Monsanto to appeal pesticide poisoning verdict

Monsanto is to appeal a French court ruling that found it responsible for the poisoning of a farmer who inhaled a pesticide made by the company.

A court in Lyon ruled on Monday (13 February) that Monsanto was guilty of poisoning grain grower Paul François, 47, who suffered from memory loss, headaches and stammering after inhaling the Lasso weed killer in 2004.

The farmer accused the company of not providing adequate safety warnings on the product label and of failing to pull Lasso from the French market until 2007 – despite earlier bans in Britain, Belgium and Canada.

Mr François said his health problems were caused by inhalation of Lasso while cleaning the tank of his crop sprayer.

He blamed Monsanto for not specifying on the label the presence of chlorobenzene, a chemical substance later detected in the farmer’s hair and urine.

The ailments rendered Mr François unable to work for a year and the court ordered an expert opinion of his losses to establish the amount of damages.

Monsanto had argued that its herbicide was considered safe by France for 40 years and that it was successfully used by maize farmers on millions of acres across the globe.

In addition, the US biotech firm said there was not enough evidence to establish a causal link between Mr François’s symptoms and a potential poisoning.

“Lasso herbicide was approved in France for 40 years to control weeds in maize,” Mark Buckingham, Monsanto’s UK spokesman, said.

“It was successfully used by farmers on millions of hectares around the world.

“Monsanto products comply with safety standards in place at the time of marketing and are supported by guidance for their responsible and safe use.

“Lasso was clearly labelled to contain monochlorobenzene, a common solvent, as required by the regulations.
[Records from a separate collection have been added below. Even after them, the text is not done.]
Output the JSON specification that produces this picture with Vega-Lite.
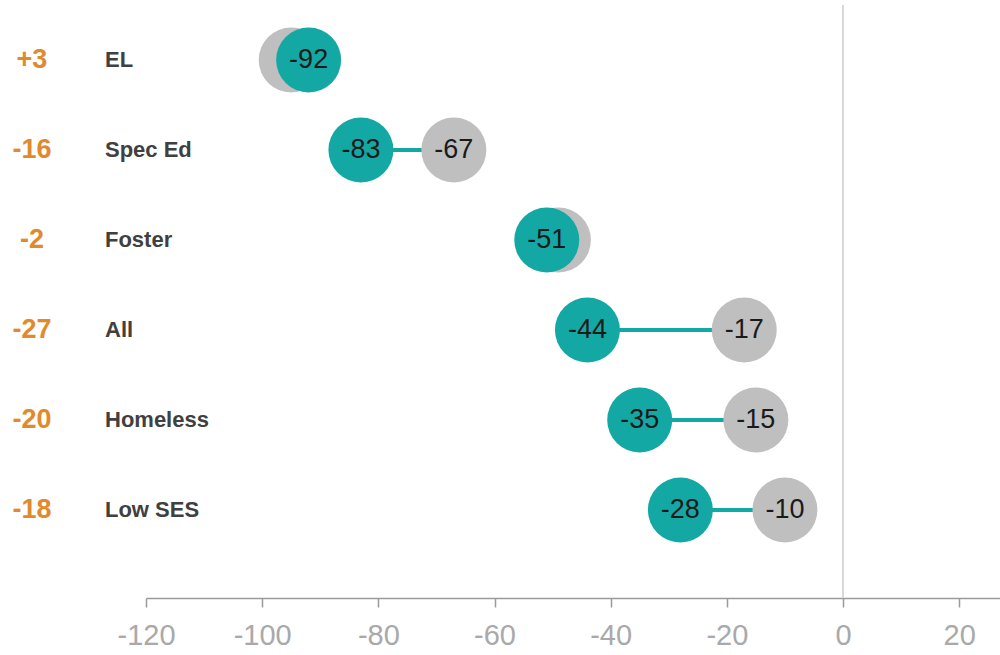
{
  "$schema": "https://vega.github.io/schema/vega-lite/v6.json",
  "autosize": {"type": "none"},
  "width": 854,
  "height": 593,
  "padding": {"left": 146, "top": 5, "right": 0, "bottom": 57},
  "background": "white",
  "config": {"view": {"stroke": null}},
  "data": {
    "values": [
      {"group": "EL", "current": -92, "prior": -95, "change": 3},
      {"group": "Spec Ed", "current": -83, "prior": -67, "change": -16},
      {"group": "Foster", "current": -51, "prior": -49, "change": -2},
      {"group": "All", "current": -44, "prior": -17, "change": -27},
      {"group": "Homeless", "current": -35, "prior": -15, "change": -20},
      {"group": "Low SES", "current": -28, "prior": -10, "change": -18}
    ]
  },
  "transform": [
    {"calculate": "(datum.change > 0 ? '+' : '') + toString(datum.change)", "as": "changeLabel"},
    {"calculate": "toString(datum.current)", "as": "currentLabel"},
    {"calculate": "toString(datum.prior)", "as": "priorLabel"}
  ],
  "encoding": {
    "y": {
      "field": "group",
      "type": "ordinal",
      "sort": ["EL", "Spec Ed", "Foster", "All", "Homeless", "Low SES"],
      "scale": {"type": "point", "padding": 0.7944, "align": 0.3846},
      "axis": null
    }
  },
  "layer": [
    {
      "mark": {"type": "rule", "color": "#d9d9d9", "strokeWidth": 2},
      "encoding": {
        "x": {"datum": 0, "type": "quantitative"},
        "y": null
      }
    },
    {
      "mark": {"type": "rule", "color": "#14a8a4", "strokeWidth": 4},
      "encoding": {
        "x": {
          "field": "current",
          "type": "quantitative",
          "scale": {"domain": [-120, 27.03], "nice": false, "zero": false},
          "axis": {
            "values": [-120, -100, -80, -60, -40, -20, 0, 20],
            "labelExpr": "toString(datum.value)",
            "title": null,
            "grid": false,
            "domainColor": "#9a9a9a",
            "domainWidth": 1.5,
            "tickColor": "#9a9a9a",
            "tickWidth": 1.5,
            "tickSize": 9,
            "labelFont": "Liberation Sans",
            "labelFontSize": 29,
            "labelColor": "#a9a9a9",
            "labelPadding": 14,
            "labelFlush": false,
            "labelOverlap": false
          }
        },
        "x2": {"field": "prior"}
      }
    },
    {
      "mark": {"type": "circle", "color": "#bfbfbf", "opacity": 1, "size": 4225},
      "encoding": {"x": {"field": "prior", "type": "quantitative"}}
    },
    {
      "transform": [{"filter": "abs(datum.current - datum.prior) > 5"}],
      "mark": {"type": "text", "font": "Liberation Sans", "fontSize": 27, "color": "#1a1a1a", "align": "center", "baseline": "middle"},
      "encoding": {
        "x": {"field": "prior", "type": "quantitative"},
        "text": {"field": "priorLabel", "type": "nominal"}
      }
    },
    {
      "mark": {"type": "circle", "color": "#14a8a4", "opacity": 1, "size": 4225},
      "encoding": {"x": {"field": "current", "type": "quantitative"}}
    },
    {
      "mark": {"type": "text", "font": "Liberation Sans", "fontSize": 27, "color": "#1a1a1a", "align": "center", "baseline": "middle"},
      "encoding": {
        "x": {"field": "current", "type": "quantitative"},
        "text": {"field": "currentLabel", "type": "nominal"}
      }
    },
    {
      "mark": {"type": "text", "font": "Liberation Sans", "fontSize": 22, "fontWeight": "bold", "color": "#404040", "align": "left", "baseline": "middle"},
      "encoding": {
        "x": {"datum": -127.06, "type": "quantitative"},
        "text": {"field": "group", "type": "nominal"}
      }
    },
    {
      "mark": {"type": "text", "font": "Liberation Sans", "fontSize": 27, "fontWeight": "bold", "color": "#e08a2b", "align": "center", "baseline": "middle"},
      "encoding": {
        "x": {"datum": -139.63, "type": "quantitative"},
        "text": {"field": "changeLabel", "type": "nominal"}
      }
    }
  ]
}
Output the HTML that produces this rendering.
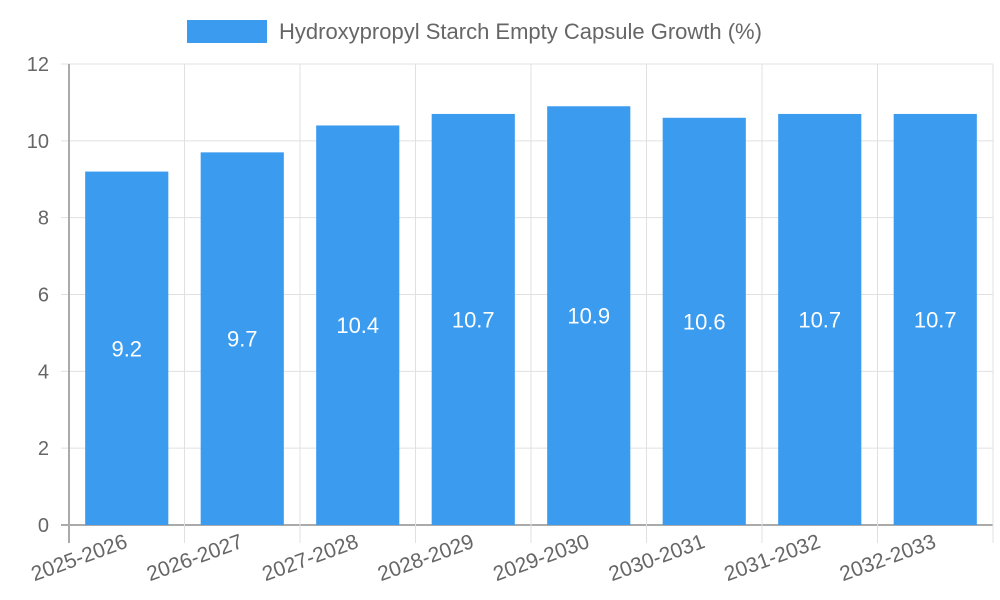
<!DOCTYPE html>
<html><head><meta charset="utf-8"><style>
body{margin:0;background:#fff;}
svg{display:block;font-family:"Liberation Sans",sans-serif;}
</style></head><body>
<svg id="chart" width="1000" height="600">
<g>
<rect x="187" y="20" width="80" height="23" fill="#3a9bef"></rect>
<text x="279" y="39" font-size="22" fill="#666">Hydroxypropyl Starch Empty Capsule Growth (%)</text>
</g>
<g id="grid"></g>
<g id="bars"></g>
<g id="axes"></g>
</svg>
<script>
const categories=["2025-2026","2026-2027","2027-2028","2028-2029","2029-2030","2030-2031","2031-2032","2032-2033"];
const values=[9.2,9.7,10.4,10.7,10.9,10.6,10.7,10.7];
const yTicks=[0,2,4,6,8,10,12];
const NS="http://www.w3.org/2000/svg";
const x0=69,x1=993,yTop=64,yBot=525,yMax=12;
const band=(x1-x0)/categories.length;
const y=v=>yBot-(v/yMax)*(yBot-yTop);
const xc=i=>x0+band*(i+0.5);
function mk(tag,attrs,parent){const e=document.createElementNS(NS,tag);for(const k in attrs)e.setAttribute(k,attrs[k]);parent.appendChild(e);return e;}
const grid=document.getElementById('grid'),bars=document.getElementById('bars'),axes=document.getElementById('axes');
yTicks.forEach(t=>{
  const l=mk('line',{x1:x0-8,x2:x1,y1:y(t),y2:y(t),stroke:t===0?'#aaa':'#e0e0e0','stroke-width':t===0?2:1},grid);
  
  
  const tx=mk('text',{x:x0-20,y:y(t)+7,'text-anchor':'end','font-size':20,fill:'#666'},axes);
  tx.textContent=t;
  
  
});
for(let i=0;i<=categories.length;i++){
  const gx=x0+band*i;
  const l=mk('line',{x1:gx,x2:gx,y1:yTop,y2:yBot+18,stroke:i===0?'#aaa':'#e0e0e0','stroke-width':i===0?2:1},grid);
  
  
}
const bw=band*0.72;
categories.forEach((c,i)=>{
  const r=mk('rect',{x:xc(i)-bw/2,y:y(values[i]),width:bw,height:yBot-y(values[i]),fill:'#3a9bef'},bars);
  
  
  const v=mk('text',{x:xc(i),y:(y(values[i])+yBot)/2+8,'text-anchor':'middle','font-size':22,fill:'#fff'},bars);
  v.textContent=values[i];
  
  
  const t=mk('text',{x:xc(i)+2,y:yBot+22,'text-anchor':'end','font-size':21,fill:'#666',transform:`rotate(-20 ${xc(i)+2} ${yBot+22})`},axes);
  t.textContent=c;
  
  
});
</script>
</body></html>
Monsanto would not have used monochlorobenzene as a solvent in Lasso if it had not met all regulatory requirements.”

Mr Buckingham added: “Our analysis of this case is that there is no demonstration of the causal link between Lasso and the symptoms reported by Mr François.

“We do not agree any injury was accidentally caused nor did the company intentionally permit injury. We are disappointed with court’s findings and are planning to appeal.”

Monsanto’s appeal in the French court case will take up to a year to be heard.